[What is expected]
Reproduce the complete listing without any deviation.
-- START Data section --
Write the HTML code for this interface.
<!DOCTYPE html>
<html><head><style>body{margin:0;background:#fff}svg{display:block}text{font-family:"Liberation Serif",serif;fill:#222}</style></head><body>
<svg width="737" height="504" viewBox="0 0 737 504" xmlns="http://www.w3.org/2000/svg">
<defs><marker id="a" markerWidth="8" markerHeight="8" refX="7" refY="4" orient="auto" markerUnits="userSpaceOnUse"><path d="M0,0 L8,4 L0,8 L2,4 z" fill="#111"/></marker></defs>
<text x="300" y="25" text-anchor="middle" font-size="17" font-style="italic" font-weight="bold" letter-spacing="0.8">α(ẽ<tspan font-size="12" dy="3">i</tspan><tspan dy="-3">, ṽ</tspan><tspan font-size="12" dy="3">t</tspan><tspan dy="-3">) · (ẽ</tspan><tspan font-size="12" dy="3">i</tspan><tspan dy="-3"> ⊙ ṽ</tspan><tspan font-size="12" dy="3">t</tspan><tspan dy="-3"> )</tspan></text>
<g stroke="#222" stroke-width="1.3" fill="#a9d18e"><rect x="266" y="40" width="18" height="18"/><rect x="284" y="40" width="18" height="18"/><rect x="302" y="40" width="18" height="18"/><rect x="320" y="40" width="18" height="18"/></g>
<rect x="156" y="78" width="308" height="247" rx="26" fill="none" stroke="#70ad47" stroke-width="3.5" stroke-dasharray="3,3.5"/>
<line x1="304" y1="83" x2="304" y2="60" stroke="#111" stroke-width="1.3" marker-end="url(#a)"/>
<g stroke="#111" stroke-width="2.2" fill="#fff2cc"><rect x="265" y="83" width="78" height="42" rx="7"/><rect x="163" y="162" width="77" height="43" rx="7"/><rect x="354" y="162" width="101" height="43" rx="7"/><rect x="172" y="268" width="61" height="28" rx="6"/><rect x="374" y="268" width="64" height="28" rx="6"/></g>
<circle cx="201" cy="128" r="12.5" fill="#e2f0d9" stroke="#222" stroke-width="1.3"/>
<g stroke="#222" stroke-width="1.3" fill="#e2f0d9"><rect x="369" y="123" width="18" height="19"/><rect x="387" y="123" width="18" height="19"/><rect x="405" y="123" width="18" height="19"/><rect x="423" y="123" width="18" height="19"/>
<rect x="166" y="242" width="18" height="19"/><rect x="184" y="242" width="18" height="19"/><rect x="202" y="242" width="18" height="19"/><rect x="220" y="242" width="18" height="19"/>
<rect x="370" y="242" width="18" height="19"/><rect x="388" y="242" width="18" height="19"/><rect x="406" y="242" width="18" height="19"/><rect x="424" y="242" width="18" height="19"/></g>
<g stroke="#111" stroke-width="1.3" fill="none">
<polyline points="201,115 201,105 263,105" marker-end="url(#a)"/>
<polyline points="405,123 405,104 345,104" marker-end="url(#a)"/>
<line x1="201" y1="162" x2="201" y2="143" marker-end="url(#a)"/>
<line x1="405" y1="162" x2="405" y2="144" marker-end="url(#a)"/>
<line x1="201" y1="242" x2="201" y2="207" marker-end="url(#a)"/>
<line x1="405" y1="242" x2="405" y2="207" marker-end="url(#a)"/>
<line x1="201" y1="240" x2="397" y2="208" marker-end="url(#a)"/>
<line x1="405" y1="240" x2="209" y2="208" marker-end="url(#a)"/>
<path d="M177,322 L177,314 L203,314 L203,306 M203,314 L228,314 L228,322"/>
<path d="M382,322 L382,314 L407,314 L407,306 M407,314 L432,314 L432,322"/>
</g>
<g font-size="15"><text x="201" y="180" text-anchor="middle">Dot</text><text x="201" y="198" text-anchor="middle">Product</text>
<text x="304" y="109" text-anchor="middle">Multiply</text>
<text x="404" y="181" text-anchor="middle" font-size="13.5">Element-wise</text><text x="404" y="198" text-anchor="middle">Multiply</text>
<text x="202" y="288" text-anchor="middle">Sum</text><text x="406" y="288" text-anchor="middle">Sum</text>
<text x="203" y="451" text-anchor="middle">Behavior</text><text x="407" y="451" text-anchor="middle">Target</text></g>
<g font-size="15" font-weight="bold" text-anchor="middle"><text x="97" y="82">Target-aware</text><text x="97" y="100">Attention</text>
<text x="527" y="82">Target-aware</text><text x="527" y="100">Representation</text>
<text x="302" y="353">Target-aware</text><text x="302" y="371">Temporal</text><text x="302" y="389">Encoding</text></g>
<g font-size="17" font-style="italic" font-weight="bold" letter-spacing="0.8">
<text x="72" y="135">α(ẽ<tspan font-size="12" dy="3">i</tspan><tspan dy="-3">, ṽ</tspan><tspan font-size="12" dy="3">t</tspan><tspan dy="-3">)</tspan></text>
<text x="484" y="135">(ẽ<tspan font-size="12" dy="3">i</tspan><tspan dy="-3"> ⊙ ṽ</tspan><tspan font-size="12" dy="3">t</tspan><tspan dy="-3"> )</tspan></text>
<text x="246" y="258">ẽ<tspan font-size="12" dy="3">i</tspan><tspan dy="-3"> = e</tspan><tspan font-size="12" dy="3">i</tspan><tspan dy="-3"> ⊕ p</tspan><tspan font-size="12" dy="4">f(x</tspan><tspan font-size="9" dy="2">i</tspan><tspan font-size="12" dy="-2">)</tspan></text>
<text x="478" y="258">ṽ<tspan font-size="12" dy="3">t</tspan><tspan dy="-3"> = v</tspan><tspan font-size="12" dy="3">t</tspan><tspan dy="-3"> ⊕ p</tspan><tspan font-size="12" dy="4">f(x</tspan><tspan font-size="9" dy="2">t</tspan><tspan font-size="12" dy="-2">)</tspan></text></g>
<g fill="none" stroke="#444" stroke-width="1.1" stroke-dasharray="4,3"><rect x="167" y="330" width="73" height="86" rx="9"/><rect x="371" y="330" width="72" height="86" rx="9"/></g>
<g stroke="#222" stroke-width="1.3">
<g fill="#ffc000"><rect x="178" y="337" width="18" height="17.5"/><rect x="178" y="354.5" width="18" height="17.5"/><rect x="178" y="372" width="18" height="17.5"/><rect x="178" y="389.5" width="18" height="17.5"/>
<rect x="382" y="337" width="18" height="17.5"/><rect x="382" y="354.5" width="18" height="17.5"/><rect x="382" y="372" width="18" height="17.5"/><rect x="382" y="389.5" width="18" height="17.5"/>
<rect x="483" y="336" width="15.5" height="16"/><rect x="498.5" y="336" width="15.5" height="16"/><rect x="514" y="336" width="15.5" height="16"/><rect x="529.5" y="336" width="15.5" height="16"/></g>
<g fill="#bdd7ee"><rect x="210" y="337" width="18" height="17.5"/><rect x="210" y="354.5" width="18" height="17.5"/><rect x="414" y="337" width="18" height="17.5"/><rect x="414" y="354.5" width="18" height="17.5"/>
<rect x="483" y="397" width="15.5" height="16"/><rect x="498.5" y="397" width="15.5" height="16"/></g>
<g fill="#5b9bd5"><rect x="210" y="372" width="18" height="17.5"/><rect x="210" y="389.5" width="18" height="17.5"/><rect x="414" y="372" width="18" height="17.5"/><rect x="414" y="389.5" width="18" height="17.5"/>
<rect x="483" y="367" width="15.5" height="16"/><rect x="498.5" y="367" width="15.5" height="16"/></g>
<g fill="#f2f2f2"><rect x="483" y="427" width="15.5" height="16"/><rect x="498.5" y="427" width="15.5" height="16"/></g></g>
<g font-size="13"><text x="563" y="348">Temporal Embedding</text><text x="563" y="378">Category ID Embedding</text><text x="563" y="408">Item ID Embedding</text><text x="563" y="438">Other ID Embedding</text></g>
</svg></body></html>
-- END Data section --
[Task output]
Write the HTML code for this interface.
<!DOCTYPE html>
<html><head><style>body{margin:0;background:#fff}svg{display:block}text{font-family:"Liberation Serif",serif;fill:#222}</style></head><body>
<svg width="737" height="504" viewBox="0 0 737 504" xmlns="http://www.w3.org/2000/svg">
<defs><marker id="a" markerWidth="8" markerHeight="8" refX="7" refY="4" orient="auto" markerUnits="userSpaceOnUse"><path d="M0,0 L8,4 L0,8 L2,4 z" fill="#111"/></marker></defs>
<text x="300" y="25" text-anchor="middle" font-size="17" font-style="italic" font-weight="bold" letter-spacing="0.8">α(ẽ<tspan font-size="12" dy="3">i</tspan><tspan dy="-3">, ṽ</tspan><tspan font-size="12" dy="3">t</tspan><tspan dy="-3">) · (ẽ</tspan><tspan font-size="12" dy="3">i</tspan><tspan dy="-3"> ⊙ ṽ</tspan><tspan font-size="12" dy="3">t</tspan><tspan dy="-3"> )</tspan></text>
<g stroke="#222" stroke-width="1.3" fill="#a9d18e"><rect x="266" y="40" width="18" height="18"/><rect x="284" y="40" width="18" height="18"/><rect x="302" y="40" width="18" height="18"/><rect x="320" y="40" width="18" height="18"/></g>
<rect x="156" y="78" width="308" height="247" rx="26" fill="none" stroke="#70ad47" stroke-width="3.5" stroke-dasharray="3,3.5"/>
<line x1="304" y1="83" x2="304" y2="60" stroke="#111" stroke-width="1.3" marker-end="url(#a)"/>
<g stroke="#111" stroke-width="2.2" fill="#fff2cc"><rect x="265" y="83" width="78" height="42" rx="7"/><rect x="163" y="162" width="77" height="43" rx="7"/><rect x="354" y="162" width="101" height="43" rx="7"/><rect x="172" y="268" width="61" height="28" rx="6"/><rect x="374" y="268" width="64" height="28" rx="6"/></g>
<circle cx="201" cy="128" r="12.5" fill="#e2f0d9" stroke="#222" stroke-width="1.3"/>
<g stroke="#222" stroke-width="1.3" fill="#e2f0d9"><rect x="369" y="123" width="18" height="19"/><rect x="387" y="123" width="18" height="19"/><rect x="405" y="123" width="18" height="19"/><rect x="423" y="123" width="18" height="19"/>
<rect x="166" y="242" width="18" height="19"/><rect x="184" y="242" width="18" height="19"/><rect x="202" y="242" width="18" height="19"/><rect x="220" y="242" width="18" height="19"/>
<rect x="370" y="242" width="18" height="19"/><rect x="388" y="242" width="18" height="19"/><rect x="406" y="242" width="18" height="19"/><rect x="424" y="242" width="18" height="19"/></g>
<g stroke="#111" stroke-width="1.3" fill="none">
<polyline points="201,115 201,105 263,105" marker-end="url(#a)"/>
<polyline points="405,123 405,104 345,104" marker-end="url(#a)"/>
<line x1="201" y1="162" x2="201" y2="143" marker-end="url(#a)"/>
<line x1="405" y1="162" x2="405" y2="144" marker-end="url(#a)"/>
<line x1="201" y1="242" x2="201" y2="207" marker-end="url(#a)"/>
<line x1="405" y1="242" x2="405" y2="207" marker-end="url(#a)"/>
<line x1="201" y1="240" x2="397" y2="208" marker-end="url(#a)"/>
<line x1="405" y1="240" x2="209" y2="208" marker-end="url(#a)"/>
<path d="M177,322 L177,314 L203,314 L203,306 M203,314 L228,314 L228,322"/>
<path d="M382,322 L382,314 L407,314 L407,306 M407,314 L432,314 L432,322"/>
</g>
<g font-size="15"><text x="201" y="180" text-anchor="middle">Dot</text><text x="201" y="198" text-anchor="middle">Product</text>
<text x="304" y="109" text-anchor="middle">Multiply</text>
<text x="404" y="181" text-anchor="middle" font-size="13.5">Element-wise</text><text x="404" y="198" text-anchor="middle">Multiply</text>
<text x="202" y="288" text-anchor="middle">Sum</text><text x="406" y="288" text-anchor="middle">Sum</text>
<text x="203" y="451" text-anchor="middle">Behavior</text><text x="407" y="451" text-anchor="middle">Target</text></g>
<g font-size="15" font-weight="bold" text-anchor="middle"><text x="97" y="82">Target-aware</text><text x="97" y="100">Attention</text>
<text x="527" y="82">Target-aware</text><text x="527" y="100">Representation</text>
<text x="302" y="353">Target-aware</text><text x="302" y="371">Temporal</text><text x="302" y="389">Encoding</text></g>
<g font-size="17" font-style="italic" font-weight="bold" letter-spacing="0.8">
<text x="72" y="135">α(ẽ<tspan font-size="12" dy="3">i</tspan><tspan dy="-3">, ṽ</tspan><tspan font-size="12" dy="3">t</tspan><tspan dy="-3">)</tspan></text>
<text x="484" y="135">(ẽ<tspan font-size="12" dy="3">i</tspan><tspan dy="-3"> ⊙ ṽ</tspan><tspan font-size="12" dy="3">t</tspan><tspan dy="-3"> )</tspan></text>
<text x="246" y="258">ẽ<tspan font-size="12" dy="3">i</tspan><tspan dy="-3"> = e</tspan><tspan font-size="12" dy="3">i</tspan><tspan dy="-3"> ⊕ p</tspan><tspan font-size="12" dy="4">f(x</tspan><tspan font-size="9" dy="2">i</tspan><tspan font-size="12" dy="-2">)</tspan></text>
<text x="478" y="258">ṽ<tspan font-size="12" dy="3">t</tspan><tspan dy="-3"> = v</tspan><tspan font-size="12" dy="3">t</tspan><tspan dy="-3"> ⊕ p</tspan><tspan font-size="12" dy="4">f(x</tspan><tspan font-size="9" dy="2">t</tspan><tspan font-size="12" dy="-2">)</tspan></text></g>
<g fill="none" stroke="#444" stroke-width="1.1" stroke-dasharray="4,3"><rect x="167" y="330" width="73" height="86" rx="9"/><rect x="371" y="330" width="72" height="86" rx="9"/></g>
<g stroke="#222" stroke-width="1.3">
<g fill="#ffc000"><rect x="178" y="337" width="18" height="17.5"/><rect x="178" y="354.5" width="18" height="17.5"/><rect x="178" y="372" width="18" height="17.5"/><rect x="178" y="389.5" width="18" height="17.5"/>
<rect x="382" y="337" width="18" height="17.5"/><rect x="382" y="354.5" width="18" height="17.5"/><rect x="382" y="372" width="18" height="17.5"/><rect x="382" y="389.5" width="18" height="17.5"/>
<rect x="483" y="336" width="15.5" height="16"/><rect x="498.5" y="336" width="15.5" height="16"/><rect x="514" y="336" width="15.5" height="16"/><rect x="529.5" y="336" width="15.5" height="16"/></g>
<g fill="#bdd7ee"><rect x="210" y="337" width="18" height="17.5"/><rect x="210" y="354.5" width="18" height="17.5"/><rect x="414" y="337" width="18" height="17.5"/><rect x="414" y="354.5" width="18" height="17.5"/>
<rect x="483" y="397" width="15.5" height="16"/><rect x="498.5" y="397" width="15.5" height="16"/></g>
<g fill="#5b9bd5"><rect x="210" y="372" width="18" height="17.5"/><rect x="210" y="389.5" width="18" height="17.5"/><rect x="414" y="372" width="18" height="17.5"/><rect x="414" y="389.5" width="18" height="17.5"/>
<rect x="483" y="367" width="15.5" height="16"/><rect x="498.5" y="367" width="15.5" height="16"/></g>
<g fill="#f2f2f2"><rect x="483" y="427" width="15.5" height="16"/><rect x="498.5" y="427" width="15.5" height="16"/></g></g>
<g font-size="13"><text x="563" y="348">Temporal Embedding</text><text x="563" y="378">Category ID Embedding</text><text x="563" y="408">Item ID Embedding</text><text x="563" y="438">Other ID Embedding</text></g>
</svg></body></html>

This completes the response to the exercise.